Authoritative Statistical Reading (.gov and .edu)
For deeper technical grounding, use these high-quality references:
- NIST Engineering Statistics Handbook (.gov)
- Penn State STAT 500 Hypothesis Testing Lessons (.edu)
- MIT OpenCourseWare Probability and Statistics Resources (.edu)
Implementation Checklist for Reliable A/B Significance Decisions
- Define primary metric before launch.
- Set confidence level and tail type in advance.
- Estimate required sample size for your MDE.
- Run test for full business cycles (including weekday effects).
- Validate data quality, tracking, and traffic split.
- Calculate p-value, confidence interval, and effect size.
- Evaluate commercial impact, not only significance.
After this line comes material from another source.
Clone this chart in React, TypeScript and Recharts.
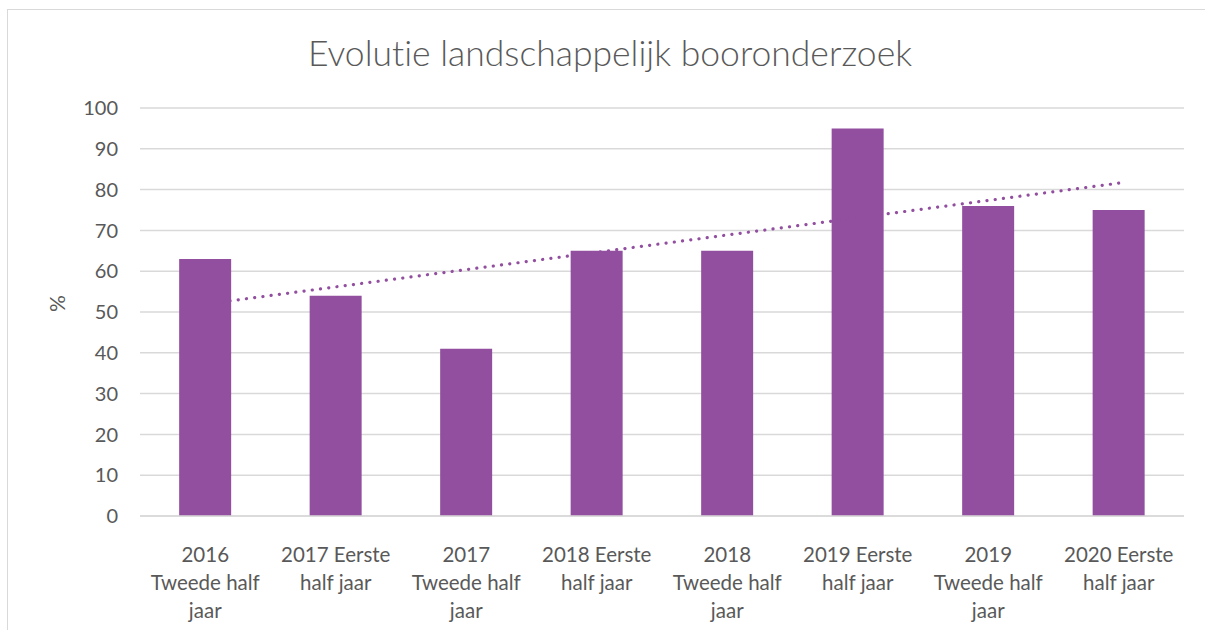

- Document result and replicate when decision stakes are high.
Final Takeaway
If you want to calculate A/B test statistical significance correctly, use more than a quick uplift glance. Combine valid hypothesis testing, confidence intervals, disciplined runtime, and business-context interpretation. The calculator above gives you a fast and mathematically sound decision framework for conversion experiments. Use it as part of a robust experimentation process, and your team will make better product decisions with less noise and fewer false wins.